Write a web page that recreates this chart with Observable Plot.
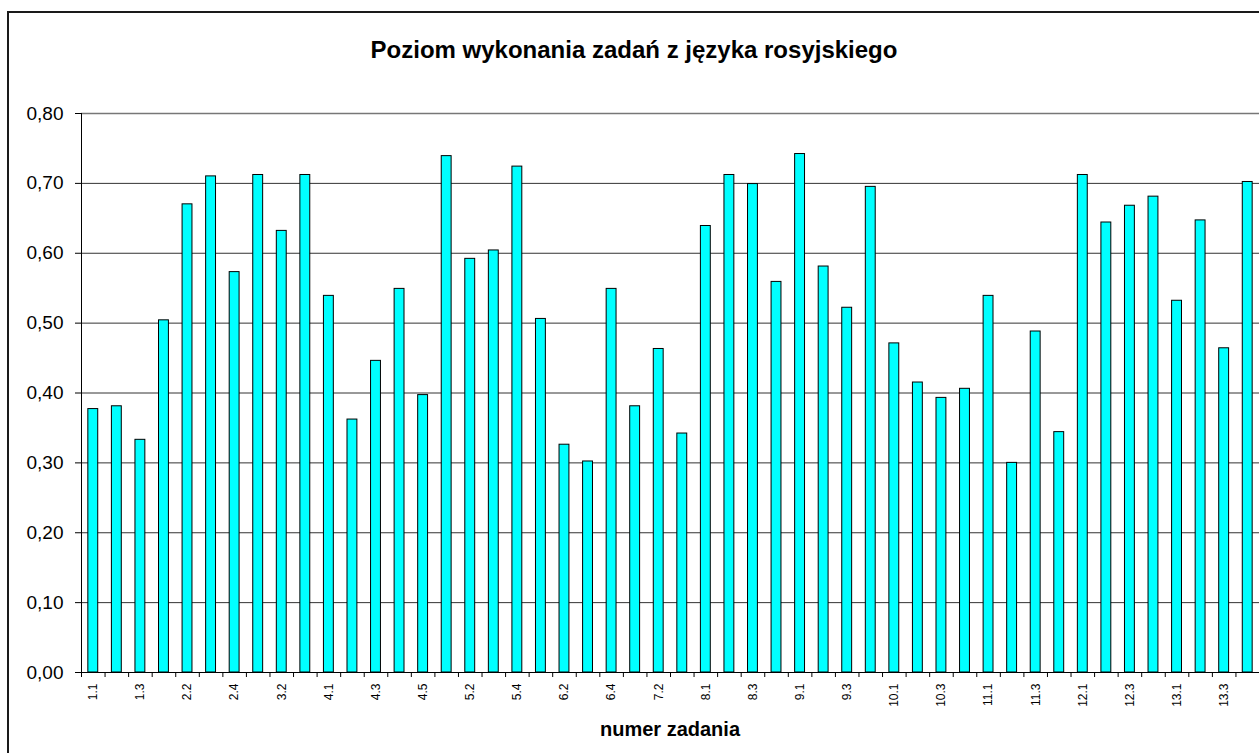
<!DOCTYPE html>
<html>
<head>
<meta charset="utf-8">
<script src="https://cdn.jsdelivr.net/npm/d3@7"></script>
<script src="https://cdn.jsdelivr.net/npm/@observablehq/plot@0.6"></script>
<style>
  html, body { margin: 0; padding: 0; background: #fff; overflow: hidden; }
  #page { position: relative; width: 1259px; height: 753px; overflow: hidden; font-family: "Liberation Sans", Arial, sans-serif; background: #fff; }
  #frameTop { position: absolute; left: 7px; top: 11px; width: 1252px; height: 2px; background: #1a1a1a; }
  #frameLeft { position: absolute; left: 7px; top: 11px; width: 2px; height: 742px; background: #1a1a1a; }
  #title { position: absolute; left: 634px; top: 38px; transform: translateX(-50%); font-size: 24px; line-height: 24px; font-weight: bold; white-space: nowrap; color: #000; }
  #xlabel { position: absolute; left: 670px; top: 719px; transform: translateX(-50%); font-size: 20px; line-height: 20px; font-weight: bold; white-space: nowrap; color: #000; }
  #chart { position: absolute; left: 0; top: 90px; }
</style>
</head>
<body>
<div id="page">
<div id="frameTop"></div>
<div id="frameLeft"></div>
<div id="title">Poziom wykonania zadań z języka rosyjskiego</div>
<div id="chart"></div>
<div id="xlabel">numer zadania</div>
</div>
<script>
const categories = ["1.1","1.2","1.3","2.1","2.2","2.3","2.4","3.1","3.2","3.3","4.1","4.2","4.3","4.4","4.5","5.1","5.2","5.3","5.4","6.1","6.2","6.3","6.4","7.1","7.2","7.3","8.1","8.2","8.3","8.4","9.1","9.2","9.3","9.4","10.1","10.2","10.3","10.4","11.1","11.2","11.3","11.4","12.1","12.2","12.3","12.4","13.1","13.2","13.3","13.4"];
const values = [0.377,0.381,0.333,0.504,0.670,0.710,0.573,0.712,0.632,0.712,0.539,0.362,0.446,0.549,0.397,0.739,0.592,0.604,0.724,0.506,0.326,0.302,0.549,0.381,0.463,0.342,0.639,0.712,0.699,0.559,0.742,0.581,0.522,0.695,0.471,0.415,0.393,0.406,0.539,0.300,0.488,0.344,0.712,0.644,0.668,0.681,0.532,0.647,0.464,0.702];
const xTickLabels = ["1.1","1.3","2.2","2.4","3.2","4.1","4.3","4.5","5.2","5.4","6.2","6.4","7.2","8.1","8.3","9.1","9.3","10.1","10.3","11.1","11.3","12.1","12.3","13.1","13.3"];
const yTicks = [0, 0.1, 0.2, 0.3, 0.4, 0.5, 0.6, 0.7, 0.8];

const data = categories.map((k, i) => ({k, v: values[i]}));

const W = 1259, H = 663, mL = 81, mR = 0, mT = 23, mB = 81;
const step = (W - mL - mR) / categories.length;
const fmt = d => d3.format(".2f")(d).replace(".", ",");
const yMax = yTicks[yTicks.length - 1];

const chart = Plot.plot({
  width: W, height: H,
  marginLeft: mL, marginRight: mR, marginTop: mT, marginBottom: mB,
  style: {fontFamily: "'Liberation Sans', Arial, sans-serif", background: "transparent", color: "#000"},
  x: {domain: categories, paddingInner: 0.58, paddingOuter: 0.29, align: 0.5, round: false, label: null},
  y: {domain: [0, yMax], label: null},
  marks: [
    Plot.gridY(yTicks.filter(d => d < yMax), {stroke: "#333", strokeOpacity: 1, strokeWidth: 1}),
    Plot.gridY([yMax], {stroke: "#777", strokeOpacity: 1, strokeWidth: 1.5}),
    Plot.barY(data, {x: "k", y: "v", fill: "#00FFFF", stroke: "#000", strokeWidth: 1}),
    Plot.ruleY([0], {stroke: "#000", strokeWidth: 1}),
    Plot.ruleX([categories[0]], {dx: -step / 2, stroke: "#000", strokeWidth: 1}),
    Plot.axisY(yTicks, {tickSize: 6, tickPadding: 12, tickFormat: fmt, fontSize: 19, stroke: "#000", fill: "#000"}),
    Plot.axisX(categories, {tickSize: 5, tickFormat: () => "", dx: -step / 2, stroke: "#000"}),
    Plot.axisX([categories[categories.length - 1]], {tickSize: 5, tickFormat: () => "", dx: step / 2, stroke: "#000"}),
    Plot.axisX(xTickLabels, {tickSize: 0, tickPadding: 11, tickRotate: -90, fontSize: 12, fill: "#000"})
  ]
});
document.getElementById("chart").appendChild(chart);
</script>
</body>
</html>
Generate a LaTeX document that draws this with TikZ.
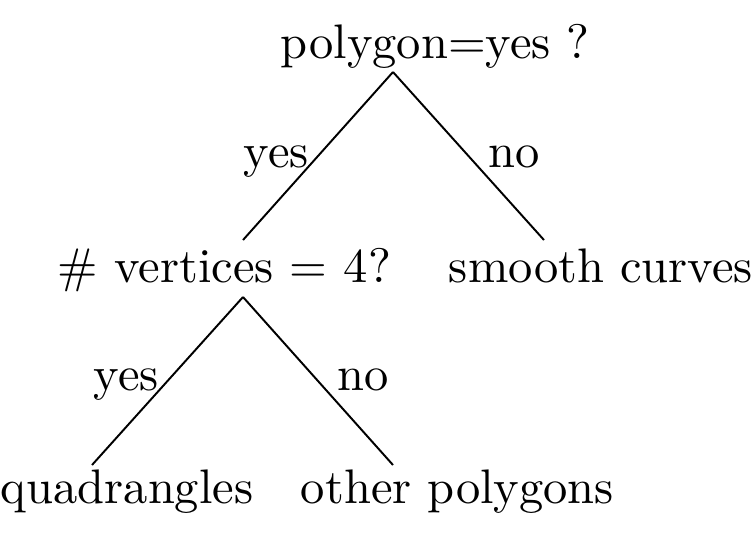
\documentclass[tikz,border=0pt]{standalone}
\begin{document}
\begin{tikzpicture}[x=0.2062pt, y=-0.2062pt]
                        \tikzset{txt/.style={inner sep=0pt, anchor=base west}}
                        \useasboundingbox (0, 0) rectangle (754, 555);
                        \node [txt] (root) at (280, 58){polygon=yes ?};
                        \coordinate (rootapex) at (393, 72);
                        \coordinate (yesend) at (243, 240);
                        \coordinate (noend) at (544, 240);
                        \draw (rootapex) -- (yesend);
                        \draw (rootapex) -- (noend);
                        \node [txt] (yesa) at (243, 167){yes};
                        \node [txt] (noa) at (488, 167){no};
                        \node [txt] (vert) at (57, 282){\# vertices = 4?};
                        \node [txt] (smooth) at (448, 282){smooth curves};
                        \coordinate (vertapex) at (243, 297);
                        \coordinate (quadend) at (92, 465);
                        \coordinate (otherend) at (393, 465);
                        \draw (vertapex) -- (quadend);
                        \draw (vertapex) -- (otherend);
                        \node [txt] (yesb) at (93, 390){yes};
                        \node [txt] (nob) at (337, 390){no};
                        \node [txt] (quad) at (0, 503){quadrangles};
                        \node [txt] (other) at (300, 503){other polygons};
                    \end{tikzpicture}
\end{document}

■ PROBLEM: Write out the listing above again, exactly, but with no pictures in the copy.

■ FINISHED TASK:
Write a web page that recreates this chart with Observable Plot.
<!DOCTYPE html>
<html>
<head>
<meta charset="utf-8">
<script src="https://cdn.jsdelivr.net/npm/d3@7"></script>
<script src="https://cdn.jsdelivr.net/npm/@observablehq/plot@0.6"></script>
<style>
  html, body { margin: 0; padding: 0; background: #fff; overflow: hidden; }
  #page { position: relative; width: 1259px; height: 753px; overflow: hidden; font-family: "Liberation Sans", Arial, sans-serif; background: #fff; }
  #frameTop { position: absolute; left: 7px; top: 11px; width: 1252px; height: 2px; background: #1a1a1a; }
  #frameLeft { position: absolute; left: 7px; top: 11px; width: 2px; height: 742px; background: #1a1a1a; }
  #title { position: absolute; left: 634px; top: 38px; transform: translateX(-50%); font-size: 24px; line-height: 24px; font-weight: bold; white-space: nowrap; color: #000; }
  #xlabel { position: absolute; left: 670px; top: 719px; transform: translateX(-50%); font-size: 20px; line-height: 20px; font-weight: bold; white-space: nowrap; color: #000; }
  #chart { position: absolute; left: 0; top: 90px; }
</style>
</head>
<body>
<div id="page">
<div id="frameTop"></div>
<div id="frameLeft"></div>
<div id="title">Poziom wykonania zadań z języka rosyjskiego</div>
<div id="chart"></div>
<div id="xlabel">numer zadania</div>
</div>
<script>
const categories = ["1.1","1.2","1.3","2.1","2.2","2.3","2.4","3.1","3.2","3.3","4.1","4.2","4.3","4.4","4.5","5.1","5.2","5.3","5.4","6.1","6.2","6.3","6.4","7.1","7.2","7.3","8.1","8.2","8.3","8.4","9.1","9.2","9.3","9.4","10.1","10.2","10.3","10.4","11.1","11.2","11.3","11.4","12.1","12.2","12.3","12.4","13.1","13.2","13.3","13.4"];
const values = [0.377,0.381,0.333,0.504,0.670,0.710,0.573,0.712,0.632,0.712,0.539,0.362,0.446,0.549,0.397,0.739,0.592,0.604,0.724,0.506,0.326,0.302,0.549,0.381,0.463,0.342,0.639,0.712,0.699,0.559,0.742,0.581,0.522,0.695,0.471,0.415,0.393,0.406,0.539,0.300,0.488,0.344,0.712,0.644,0.668,0.681,0.532,0.647,0.464,0.702];
const xTickLabels = ["1.1","1.3","2.2","2.4","3.2","4.1","4.3","4.5","5.2","5.4","6.2","6.4","7.2","8.1","8.3","9.1","9.3","10.1","10.3","11.1","11.3","12.1","12.3","13.1","13.3"];
const yTicks = [0, 0.1, 0.2, 0.3, 0.4, 0.5, 0.6, 0.7, 0.8];

const data = categories.map((k, i) => ({k, v: values[i]}));

const W = 1259, H = 663, mL = 81, mR = 0, mT = 23, mB = 81;
const step = (W - mL - mR) / categories.length;
const fmt = d => d3.format(".2f")(d).replace(".", ",");
const yMax = yTicks[yTicks.length - 1];

const chart = Plot.plot({
  width: W, height: H,
  marginLeft: mL, marginRight: mR, marginTop: mT, marginBottom: mB,
  style: {fontFamily: "'Liberation Sans', Arial, sans-serif", background: "transparent", color: "#000"},
  x: {domain: categories, paddingInner: 0.58, paddingOuter: 0.29, align: 0.5, round: false, label: null},
  y: {domain: [0, yMax], label: null},
  marks: [
    Plot.gridY(yTicks.filter(d => d < yMax), {stroke: "#333", strokeOpacity: 1, strokeWidth: 1}),
    Plot.gridY([yMax], {stroke: "#777", strokeOpacity: 1, strokeWidth: 1.5}),
    Plot.barY(data, {x: "k", y: "v", fill: "#00FFFF", stroke: "#000", strokeWidth: 1}),
    Plot.ruleY([0], {stroke: "#000", strokeWidth: 1}),
    Plot.ruleX([categories[0]], {dx: -step / 2, stroke: "#000", strokeWidth: 1}),
    Plot.axisY(yTicks, {tickSize: 6, tickPadding: 12, tickFormat: fmt, fontSize: 19, stroke: "#000", fill: "#000"}),
    Plot.axisX(categories, {tickSize: 5, tickFormat: () => "", dx: -step / 2, stroke: "#000"}),
    Plot.axisX([categories[categories.length - 1]], {tickSize: 5, tickFormat: () => "", dx: step / 2, stroke: "#000"}),
    Plot.axisX(xTickLabels, {tickSize: 0, tickPadding: 11, tickRotate: -90, fontSize: 12, fill: "#000"})
  ]
});
document.getElementById("chart").appendChild(chart);
</script>
</body>
</html>
Generate a LaTeX document that draws this with TikZ.
\documentclass[tikz,border=0pt]{standalone}
\begin{document}
\begin{tikzpicture}[x=0.2062pt, y=-0.2062pt]
                        \tikzset{txt/.style={inner sep=0pt, anchor=base west}}
                        \useasboundingbox (0, 0) rectangle (754, 555);
                        \node [txt] (root) at (280, 58){polygon=yes ?};
                        \coordinate (rootapex) at (393, 72);
                        \coordinate (yesend) at (243, 240);
                        \coordinate (noend) at (544, 240);
                        \draw (rootapex) -- (yesend);
                        \draw (rootapex) -- (noend);
                        \node [txt] (yesa) at (243, 167){yes};
                        \node [txt] (noa) at (488, 167){no};
                        \node [txt] (vert) at (57, 282){\# vertices = 4?};
                        \node [txt] (smooth) at (448, 282){smooth curves};
                        \coordinate (vertapex) at (243, 297);
                        \coordinate (quadend) at (92, 465);
                        \coordinate (otherend) at (393, 465);
                        \draw (vertapex) -- (quadend);
                        \draw (vertapex) -- (otherend);
                        \node [txt] (yesb) at (93, 390){yes};
                        \node [txt] (nob) at (337, 390){no};
                        \node [txt] (quad) at (0, 503){quadrangles};
                        \node [txt] (other) at (300, 503){other polygons};
                    \end{tikzpicture}
\end{document}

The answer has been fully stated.